To the upper classes that she describes, this book might have been hilarious. IF they were able to laugh at themselves OR at people in their acquaintance. But for other social classes this book would hardly have been seen as comical and it is not so in today's world. It's not a funny P. G. Wodehouse since it lacks the brilliant language of his that comes from education. But it is a social study all right.

The story line is as follows: Young Noel Foster has inherited 3 314 pounds and with that in hand, he quits his job to find and marry an heiress. Unfortunately he contacts an old school mate named Jasper Aspect, for help in this quest, even though Jasper lives off his friends, lies, cheats, STEALS, is a womanizer and uses people to HIS own benefits only. Jasper invites himself to spend the legacy and to go to Chalford where he knows there is an heiress: Eugenia Malmains, a 17-year-old that has nothing in her head except National Socialism. The two men are persuaded by her to join the party, in order to court her. At the Inn where they are staying, two young women soon join them. Marjorie, who has run away from her wedding to a duke, and her friend Poppy, whose husband always chases debutantes every season.
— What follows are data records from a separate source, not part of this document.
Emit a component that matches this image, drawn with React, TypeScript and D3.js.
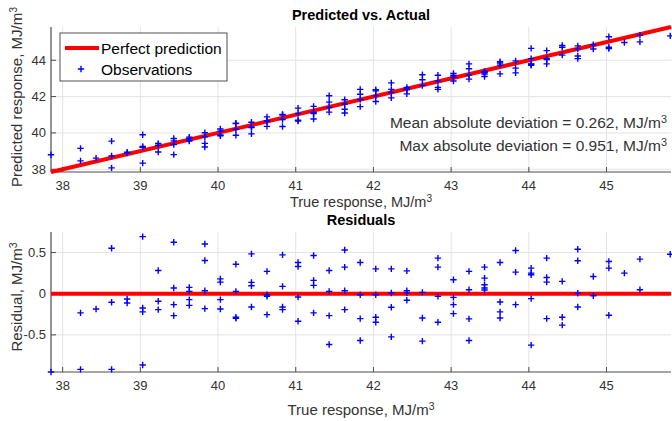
import * as d3 from 'd3';

// true response levels (MJ/m^3) and the residuals observed at each level
const trueLevels = [
  37.85, 38.23, 38.43, 38.63, 38.83, 39.03, 39.23, 39.43, 39.63, 39.83, 40.03, 40.23, 40.43,
  40.63, 40.83, 41.03, 41.23, 41.43, 41.63, 41.83, 42.03, 42.23, 42.43, 42.63, 42.83, 43.03,
  43.23, 43.43, 43.63, 43.83, 44.03, 44.23, 44.43, 44.63, 44.83, 45.03, 45.23, 45.43, 45.82,
];

const residualGroups = [
  [-0.951],
  [-0.233, -0.919],
  [-0.185],
  [0.553, -0.104, -0.919],
  [-0.064, -0.112],
  [0.694, -0.173, -0.221, -0.866],
  [0.283, -0.092, -0.193],
  [0.625, 0.069, -0.133, -0.266],
  [0.077, 0.029, -0.072, -0.141],
  [0.605, 0.404, 0.036, -0.181],
  [0.181, 0.141, -0.072, -0.185],
  [0.359, 0.029, -0.285, -0.3],
  [0.484, 0.138, 0.097, -0.161],
  [0.271, -0.012, -0.03, -0.254],
  [0.472, 0.089, -0.161, -0.193],
  [0.38, 0.331, -0.04, -0.334],
  [0.464, 0.162, 0.102, -0.233],
  [0.283, 0.029, -0.266, -0.617],
  [0.532, 0.323, 0.036, -0.193],
  [0.38, -0.012, -0.302, -0.568],
  [0.302, -0.012, -0.285, -0.346],
  [0.302, 0.008, -0.165, -0.524],
  [0.278, 0.036, 0.01, -0.08],
  [0.017, -0.294, -0.576],
  [0.432, 0.323, -0.032, -0.346],
  [0.169, -0.044, -0.133, -0.242],
  [0.271, 0.048, -0.306, -0.568],
  [0.323, 0.19, 0.109, 0.069, 0.045],
  [0.38, -0.1, -0.221, -0.294],
  [0.525, 0.262, -0.133],
  [0.311, 0.25, 0.23, -0.06, -0.624],
  [0.432, 0.198, 0.141, -0.302],
  [0.15, -0.285, -0.382],
  [0.541, 0.4, 0.005, -0.161],
  [0.21, -0.024],
  [0.392, 0.311, -0.262],
  [0.25],
  [0.42, 0.048],
  [0.48],
];

const xTicks = [38, 39, 40, 41, 42, 43, 44, 45];
const predTicks = [38, 40, 42, 44];
const residTicks = [-0.5, 0, 0.5];
const residTickLabels = ['-0.5', '0', '0.5'];

const meanAbsDev = '0.262';
const maxAbsDev = '0.951';

const FONT = '"Liberation Sans", Arial, Helvetica, sans-serif';
const AXIS = '#4d4d4d';
const GRID = '#e3e3e3';
const TXT = '#333';

const obs = trueLevels.flatMap((t, i) =>
  residualGroups[i].map((r) => ({ t, r, p: t - r }))
);

function Plus({ x, y }: { x: number; y: number }) {
  return (
    <path
      d={`M${x - 3.2},${y}H${x + 3.2}M${x},${y - 3.2}V${y + 3.2}`}
      stroke="#0000ff"
      strokeWidth={1.4}
      fill="none"
    />
  );
}

function Unit() {
  return (
    <>
      MJ/m<tspan dy="-0.45em" fontSize="0.7em">3</tspan>
    </>
  );
}

export default function App() {
  const left = 51;
  const right = 671;

  const x = d3.scaleLinear().domain([37.85, 45.83]).range([left, right]);
  const yTop = d3.scaleLinear().domain([37.85, 45.83]).range([172, 27]);
  const yRes = d3.scaleLinear().domain([-0.951, 0.75]).range([372, 232]);

  const diag = d3.line<number>().x((d) => x(d)).y((d) => yTop(d))(x.domain());

  const axes = (y: d3.ScaleLinear<number, number>, ticks: number[], labels: string[]) => {
    const [y0, y1] = y.range();
    return (
      <g>
        {xTicks.map((t) => (
          <line key={'gx' + t} x1={x(t)} x2={x(t)} y1={y0} y2={y1} stroke={GRID} />
        ))}
        {ticks.map((t) => (
          <line key={'gy' + t} x1={left} x2={right} y1={y(t)} y2={y(t)} stroke={GRID} />
        ))}
        <line x1={left} x2={left} y1={y0} y2={y1} stroke={AXIS} strokeWidth={1.2} />
        <line x1={left} x2={right} y1={y0} y2={y0} stroke={AXIS} strokeWidth={1.2} />
        {xTicks.map((t) => (
          <g key={'tx' + t}>
            <line x1={x(t)} x2={x(t)} y1={y0} y2={y0 - 5} stroke={AXIS} />
            <text x={x(t)} y={y0 + 18} textAnchor="middle" fontSize={13} fill={TXT}>
              {t}
            </text>
          </g>
        ))}
        {ticks.map((t, i) => (
          <g key={'ty' + t}>
            <line x1={left} x2={left + 5} y1={y(t)} y2={y(t)} stroke={AXIS} />
            <text x={left - 5} y={y(t) + 4.5} textAnchor="end" fontSize={13} fill={TXT}>
              {labels[i]}
            </text>
          </g>
        ))}
      </g>
    );
  };

  const cx = (left + right) / 2;

  return (
    <svg
      width={672}
      height={421}
      style={{ position: 'absolute', left: 0, top: 0, background: '#fff' }}
      fontFamily={FONT}
    >
      <rect width={672} height={421} fill="#fff" />

      {/* Predicted vs. Actual */}
      {axes(yTop, predTicks, predTicks.map(String))}
      <path d={diag ?? ''} stroke="#ff0000" strokeWidth={4} fill="none" />
      {obs.map((o, i) => (
        <Plus key={'p' + i} x={x(o.t)} y={yTop(o.p)} />
      ))}
      <text x={cx} y={20} textAnchor="middle" fontSize={14.5} fontWeight="bold" fill="#000">
        Predicted vs. Actual
      </text>
      <text x={cx} y={207} textAnchor="middle" fontSize={14.5} fill={TXT}>
        True response, <Unit />
      </text>
      <text
        transform={`translate(22,${97}) rotate(-90)`}
        textAnchor="middle"
        fontSize={15}
        fill={TXT}
      >
        Predicted response, <Unit />
      </text>
      <text x={667} y={128} textAnchor="end" fontSize={15.5} fill={TXT}>
        Mean absolute deviation = {meanAbsDev}, <Unit />
      </text>
      <text x={667} y={151} textAnchor="end" fontSize={15.5} fill={TXT}>
        Max absolute deviation = {maxAbsDev}, <Unit />
      </text>

      {/* legend */}
      <rect x={60} y={33} width={167} height={48} fill="#fff" stroke="#262626" strokeWidth={0.8} />
      <line x1={65} x2={99} y1={48} y2={48} stroke="#ff0000" strokeWidth={4} />
      <text x={101} y={53.5} fontSize={15.5} fill="#000">
        Perfect prediction
      </text>
      <Plus x={81} y={69} />
      <text x={101} y={74.5} fontSize={15.5} fill="#000">
        Observations
      </text>

      {/* Residuals */}
      {axes(yRes, residTicks, residTickLabels)}
      <line x1={left} x2={right} y1={yRes(0)} y2={yRes(0)} stroke="#ff0000" strokeWidth={4} />
      {obs.map((o, i) => (
        <Plus key={'r' + i} x={x(o.t)} y={yRes(o.r)} />
      ))}
      <text x={cx} y={225} textAnchor="middle" fontSize={14.5} fontWeight="bold" fill="#000">
        Residuals
      </text>
      <text x={cx} y={415} textAnchor="middle" fontSize={15} fill={TXT}>
        True response, <Unit />
      </text>
      <text
        transform={`translate(22,${297}) rotate(-90)`}
        textAnchor="middle"
        fontSize={15}
        fill={TXT}
      >
        Residual, <Unit />
      </text>
    </svg>
  );
}
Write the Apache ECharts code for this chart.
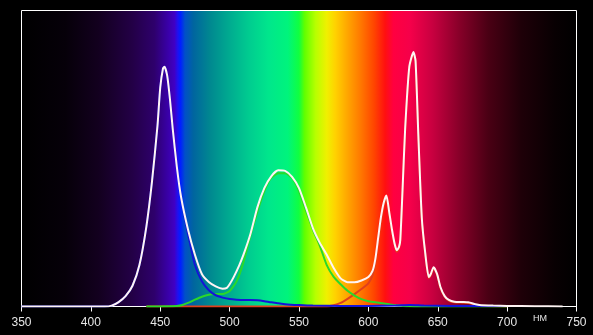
<!DOCTYPE html>
<html>
<head>
<meta charset="utf-8">
<script src="https://cdn.jsdelivr.net/npm/echarts@6/dist/echarts.min.js"></script>
<style>
html,body{margin:0;padding:0;background:#000;}
#c{width:593px;height:335px;}
</style>
</head>
<body>
<div id="c"></div>
<script>
// Axis ticks
var xTicks = [350, 400, 450, 500, 550, 600, 650, 700, 750];
var unitLabel = 'НМ';

// White (total) spectrum
var whiteNm  = [350,400,410,415,420,425,430,435,440,444,448,450,452,453,455,457,459,462,465,470,475,480,485,490,495,498,500,503,507,510,515,520,525,530,535,540,545,550,555,560,565,570,575,580,585,590,595,600,603,605,607,609,611,613,615,617,619,620.5,622,623,624.5,626.5,629.5,632.5,634,636,638.5,641,643.5,645,647,649.5,652,655,658,662,668,672,677,680,690,700,720,740];
var whiteVal = [0,0,0,0.3,1.5,3.5,7,14,27,42,61,74,80.5,81,78,70,60,47,37,26,17.5,11,8.3,6.8,6,6.3,7.5,10,14,17.5,24.5,33.5,40,44,46,45.8,43.8,40,33.5,26.5,21.5,17.5,13,9.5,8.2,8.2,8.8,10,12,16,23,30,35,37.5,32,26,21,19,20,22.5,38,60,81,86,83,58,30,18,10,11,13.3,11,6.5,3.5,2.2,1.6,1.5,1.4,0.8,0.5,0.3,0.2,0.1,0];

// Blue channel
var blueNm  = [350,410,415,420,425,430,435,440,444,448,450,452,453,455,457,459,462,465,470,475,480,485,490,495,500,505,510,515,520,525,530,535,540,550,560,580,600,620,630,640,660,703];
var blueVal = [0,0,0.3,1.5,3.5,7,14,27,42,61,74,80.5,81,78,70,60,47,36.5,24.5,14,8.5,5.5,3.8,3.0,2.5,2.3,2.2,2.2,2.1,1.8,1.4,1.1,0.8,0.5,0.3,0.2,0.2,0.3,0.5,0.3,0.2,0.2];

// Green channel
var greenNm  = [440,462,466,470,475,480,485,490,495,500,505,510,515,520,525,530,535,540,545,550,555,560,565,570,575,580,585,590,595,600,605,610,615,620,625,630,640,700];
var greenVal = [0,0.2,0.5,1.2,2.3,3.3,4.0,4.2,4.2,5.2,8.5,15,24,32,39,43.5,45,45,43.5,39,32.5,26,20.5,14,10,7.5,5.3,3.7,2.5,1.8,1.4,1.1,0.8,0.4,0.2,0.1,0,0];

// Red channel
var redNm  = [440,570,575,580,585,590,595,600,603,605,607,609,611,613,615,617,619,620.5,622,623,624.5,626.5,629.5,632.5,634,636,638.5,641,643.5,645,647,649.5,652,655,658,662,668,672,677,680,690,700];
var redVal = [0,0,0.4,1.2,2.6,4.2,5.9,7.8,10.5,14.5,21.5,28.8,34,36.5,31,25.3,20.5,18.5,19.6,22.1,37.6,59.7,80.6,85.6,82.6,57.6,29.6,17.6,9.6,10.6,13,10.7,6.2,3.3,2.0,1.4,1.3,1.2,0.6,0.3,0.1,0];

function pairs(xs, ys){ var out=[]; for(var i=0;i<xs.length;i++) out.push([xs[i], ys[i]]); return out; }

var chart = echarts.init(document.getElementById('c'), null, {renderer:'canvas'});

var spectrum = {
  type:'linear', x:0, y:0, x2:1, y2:0,
  colorStops:[
    {offset:0.000, color:'#000000'},
    {offset:0.080, color:'#060009'},
    {offset:0.140, color:'#13001f'},
    {offset:0.200, color:'#230046'},
    {offset:0.240, color:'#2e006c'},
    {offset:0.262, color:'#3800a2'},
    {offset:0.276, color:'#4000c4'},
    {offset:0.282, color:'#2010f0'},
    {offset:0.287, color:'#0020ff'},
    {offset:0.295, color:'#0050c8'},
    {offset:0.310, color:'#00659f'},
    {offset:0.340, color:'#008890'},
    {offset:0.372, color:'#00a890'},
    {offset:0.410, color:'#00cc90'},
    {offset:0.445, color:'#00e68c'},
    {offset:0.480, color:'#00f47c'},
    {offset:0.500, color:'#10ff40'},
    {offset:0.510, color:'#60ff00'},
    {offset:0.530, color:'#b8ff00'},
    {offset:0.550, color:'#f0f000'},
    {offset:0.565, color:'#ffd200'},
    {offset:0.585, color:'#ffaa00'},
    {offset:0.610, color:'#ff7a00'},
    {offset:0.635, color:'#ff4500'},
    {offset:0.655, color:'#ff1010'},
    {offset:0.670, color:'#ff0040'},
    {offset:0.700, color:'#f5004a'},
    {offset:0.740, color:'#c80040'},
    {offset:0.790, color:'#850028'},
    {offset:0.840, color:'#4a0014'},
    {offset:0.900, color:'#1e0008'},
    {offset:0.960, color:'#080002'},
    {offset:1.000, color:'#000000'}
  ]
};

var option = {
  backgroundColor:'#000000',
  animation:false,
  grid:{
    show:true, left:21.5, right:16.5, top:10.5, bottom:28.5,
    backgroundColor: spectrum,
    borderColor:'#ffffff', borderWidth:1
  },
  xAxis:{
    type:'value', min:350, max:750, interval:50,
    axisLine:{show:true, lineStyle:{color:'#ffffff', width:1}},
    axisTick:{show:true, inside:false, length:5, lineStyle:{color:'#ffffff', width:1}},
    axisLabel:{color:'#e6e6e6', fontSize:12, fontFamily:'Liberation Sans, Arial, sans-serif', margin:10,
      formatter:function(v){ return xTicks.indexOf(v) >= 0 ? String(v) : ''; }},
    splitLine:{show:false}
  },
  yAxis:{
    type:'value', min:0, max:100, show:false,
    axisLine:{show:false}, splitLine:{show:false}
  },
  graphic:[{
    type:'text', left:533, top:314,
    style:{text:unitLabel, fill:'#e6e6e6', fontSize:9, fontFamily:'Liberation Sans, Arial, sans-serif'}
  }],
  series:[
    {type:'line', data:pairs(redNm, redVal), showSymbol:false, smooth:0.2, lineStyle:{color:'#e0401c', width:2}, z:2},
    {type:'line', data:pairs(greenNm, greenVal), showSymbol:false, smooth:0.2, lineStyle:{color:'#2ad82a', width:2}, z:3},
    {type:'line', data:pairs(blueNm, blueVal), showSymbol:false, smooth:0.2, lineStyle:{color:'#1414d8', width:2}, z:4},
    {type:'line', data:pairs(whiteNm, whiteVal), showSymbol:false, smooth:0.2, lineStyle:{color:'#fff4f4', width:2}, z:5}
  ]
};
chart.setOption(option);
</script>
</body>
</html>
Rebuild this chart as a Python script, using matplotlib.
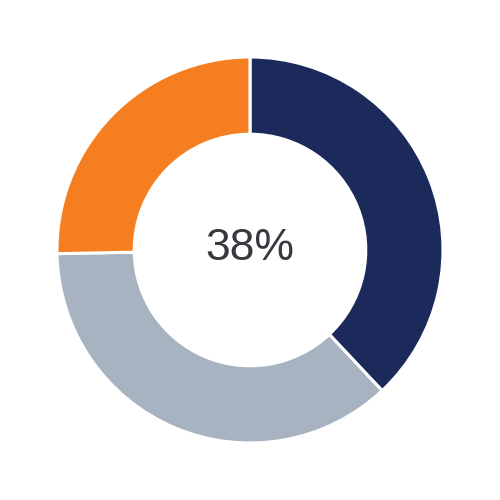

Jasper falls for Poppy and Noel soon fancies himself in love with the local beauty, Mrs. Lace. The entire book is about a planning a garden party and pageant, in Eugenia's honour and as her coming out party. But the whole thing turns out to a National Socialism event instead. At the end of the book, one woman gets married and another engaged but like her other books, this one doesn't take off, it doesn't really lead in to anything since the characters are so empty like all her characters always are, they are totally 2D and in this book, very unlikeable. Perhaps it could have become a play if National Socialism hadn't been so offensive as it is.